‘Wash Post’ and ‘NY Times’ Offer Very Different Takes on Pinochet’s Legacy

By: E&P Staff

A Washington Post editorial today is titled, “A Dictator’s Double Standard,” but you might think it could just as easily be called “A Newspaper’s Double Standard” — if you favor instead an Op Ed in The New York Times today by famed Chilean author Ariel Dorfman and an editorial in that paper yesterday.

The subject, of course, is the recent death of Chilean strongman Augusto Pinochet.

Dorfman, who wrote a book about Pinochet called “Exorcising Terror,” declares that the dictator “misruled from 1973 to 1990 and then continued to terrorize as commander in chief of the army for eight more years.” He then refers to charges of “murder and torture, kidnapping and grand larceny” brought against him and recalls the thousands of “disappeared” and “massacred.” He notes that Pinochet’s “bleak and unrepentant heart” had died but wonders: “Will he ever stop contaminating every schizophrenic mirror of our life?”

Now consider the Post editorial. “For some,” it admits, “he was the epitome of an evil dictator.
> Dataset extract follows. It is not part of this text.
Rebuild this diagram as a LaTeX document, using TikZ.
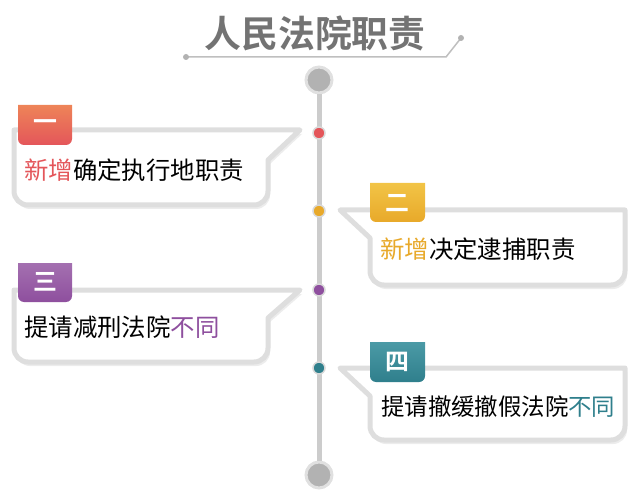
\documentclass[tikz,border=0pt]{standalone}
\usepackage{fontspec}
\setmainfont{Noto Sans CJK SC}[BoldFont={* Bold}]
\usetikzlibrary{shadows}
\definecolor{cred}{HTML}{E4565A}
\definecolor{cred2}{HTML}{EE8458}
\definecolor{cyel}{HTML}{E8A92A}
\definecolor{cyel2}{HTML}{F2C446}
\definecolor{cpur}{HTML}{8E4F9E}
\definecolor{cpur2}{HTML}{A470B0}
\definecolor{ctea}{HTML}{2F7F8C}
\definecolor{ctea2}{HTML}{4B9AA6}
\begin{document}
\begin{tikzpicture}[x=1bp,y=-1bp,
  bub/.style={fill=white,draw=black!13,line width=5bp,line join=round,
    drop shadow={shadow xshift=2bp,shadow yshift=-4bp,opacity=0.15}},
  tab/.style={inner sep=0pt,text=white,font=\bfseries\fontsize{24}{24}\selectfont},
  txt/.style={anchor=west,font=\fontsize{24.5}{25}\selectfont,inner sep=0pt},
  dot/.style={circle,draw=black!15,line width=1.5bp,minimum size=12bp,inner sep=0pt}]
\useasboundingbox (0,0) rectangle (640,500);
% title
\node[font=\bfseries\fontsize{37}{37}\selectfont,text=black!55] (title) at (315,33) {人民法院职责};
\coordinate (tl) at (186,57); \coordinate (tm) at (446,57); \coordinate (tr) at (461,38);
\draw[black!25,line width=1.5bp] (tl) -- (tm) -- (tr);
\fill[black!30] (tl) circle (3); \fill[black!30] (tr) circle (3);
% axis
\node[circle,fill=black!30,draw=black!12,line width=3bp,minimum size=26bp] (top) at (319,80) {};
\node[circle,fill=black!30,draw=black!12,line width=3bp,minimum size=26bp] (bot) at (319,475) {};
\draw[black!20,line width=5bp] (top) -- (bot);
\node[dot,fill=cred] (d1) at (319,133) {};
\node[dot,fill=cyel] (d2) at (319,211) {};
\node[dot,fill=cpur] (d3) at (319,290) {};
\node[dot,fill=ctea] (d4) at (319,368) {};
% bubble 1
\draw[bub,rounded corners=14bp] (14,160) [sharp corners]-- (14,130) -- (300,130) -- (268,160) [rounded corners=14bp]-- (268,205) -- (14,205) -- (14,160);
\shade[top color=cred2,bottom color=cred,rounded corners=6bp] (18,105) [sharp corners]-- (72,105) [rounded corners=6bp]-- (72,145) -- (18,145) [sharp corners]-- cycle;
\node[tab] (t1) at (45,125) {一};
\node[txt] (x1) at (24,170) {\textcolor{cred}{新增}确定执行地职责};
% bubble 2
\draw[bub,rounded corners=14bp] (625,240) [sharp corners]-- (625,210) -- (340,210) -- (370,238) [rounded corners=14bp]-- (370,285) -- (625,285) -- (625,240);
\shade[top color=cyel2,bottom color=cyel,rounded corners=6bp] (370,183) [sharp corners]-- (425,183) [rounded corners=6bp]-- (425,222) -- (370,222) [sharp corners]-- cycle;
\node[tab] (t2) at (397.5,203) {二};
\node[txt] (x2) at (380,249) {\textcolor{cyel}{新增}决定逮捕职责};
% bubble 3
\draw[bub,rounded corners=14bp] (14,318) [sharp corners]-- (14,290) -- (300,290) -- (268,318) [rounded corners=14bp]-- (268,362) -- (14,362) -- (14,318);
\shade[top color=cpur2,bottom color=cpur,rounded corners=6bp] (18,263) [sharp corners]-- (72,263) [rounded corners=6bp]-- (72,302) -- (18,302) [sharp corners]-- cycle;
\node[tab] (t3) at (45,282) {三};
\node[txt] (x3) at (24,327) {提请减刑法院\textcolor{cpur}{不同}};
% bubble 4
\draw[bub,rounded corners=14bp] (625,396) [sharp corners]-- (625,368) -- (340,368) -- (370,396) [rounded corners=14bp]-- (370,440) -- (625,440) -- (625,396);
\shade[top color=ctea2,bottom color=ctea,rounded corners=6bp] (370,342) [sharp corners]-- (425,342) [rounded corners=6bp]-- (425,382) -- (370,382) [sharp corners]-- cycle;
\node[tab] (t4) at (397.5,362) {四};
\node[txt,font=\fontsize{23.5}{24}\selectfont] (x4) at (381,407) {提请撤缓撤假法院\textcolor{ctea}{不同}};
\end{tikzpicture}
\end{document}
That was partly because he helped to overthrow, with U.S. support, an elected president considered saintly by the international left: socialist Salvador Allende, whose responsibility for creating the conditions for the 1973 coup is usually overlooked. Mr. Pinochet was brutal: More than 3,000 people were killed by his government and tens of thousands tortured, mostly in his first three years. Thousands of others spent years in exile.

“One prominent opponent, Orlando Letelier, was assassinated by a car bomb on Washington’s Sheridan Circle in 1976 — one of the most notable acts of terrorism in this city’s history. Mr. Pinochet, meanwhile, enriched himself, stashing millions in foreign bank accounts — including Riggs Bank, a Washington institution that was brought down, in part, by the revelation of that business. His death forestalled a belated but richly deserved trial in Chile.”

But the Post then adds: “It’s hard not to notice, however, that the evil dictator leaves behind the most successful country in Latin America. In the past 15 years, Chile’s economy has grown at twice the regional average, and its poverty rate has been halved. It’s leaving behind the developing world, where all of its neighbors remain mired….Like it or not, Mr. Pinochet had something to do with this success. To the dismay of every economic minister in Latin America, he introduced the free-market policies that produced the Chilean economic miracle — and that not even Allende’s socialist successors have dared reverse. He also accepted a transition to democracy, stepping down peacefully in 1990 after losing a referendum.

“By way of contrast, Fidel Castro — Mr. Pinochet’s nemesis and a hero to many in Latin America and beyond — will leave behind an economically ruined and freedomless country with his approaching death. Mr. Castro also killed and exiled thousands. …

“The contrast between Cuba and Chile more than 30 years after Mr. Pinochet’s coup is a reminder of a famous essay written by Jeane J. Kirkpatrick….Ms. Kirkpatrick argued that right-wing dictators such as Mr. Pinochet were ultimately less malign than communist rulers, in part because their regimes were more likely to pave the way for liberal democracies. She, too, was vilified by the left. Yet by now it should be obvious: She was right.”

But The New York Times’ editorial on Monday concluded: “Out of office, General Pinochet?s reputation slowly disintegrated. Although his second wave of economic policy worked, the center-left governments that followed deepened reforms and brought their benefits to average people, refuting the argument that a Pinochet was necessary for economic discipline. Chileans who argued that the human rights abuses were exaggerated were shown irrefutable proof.

“Investigators also discovered at least $28 million that General Pinochet held in more than 100 secret bank accounts, most of them in the United States. At the time of his death, he was under indictment for kidnapping, torture and murder, as well as corruption-related charges of tax evasion and possession of false passports. Time has revealed that the once-admired General Pinochet was accomplished only at holding power.”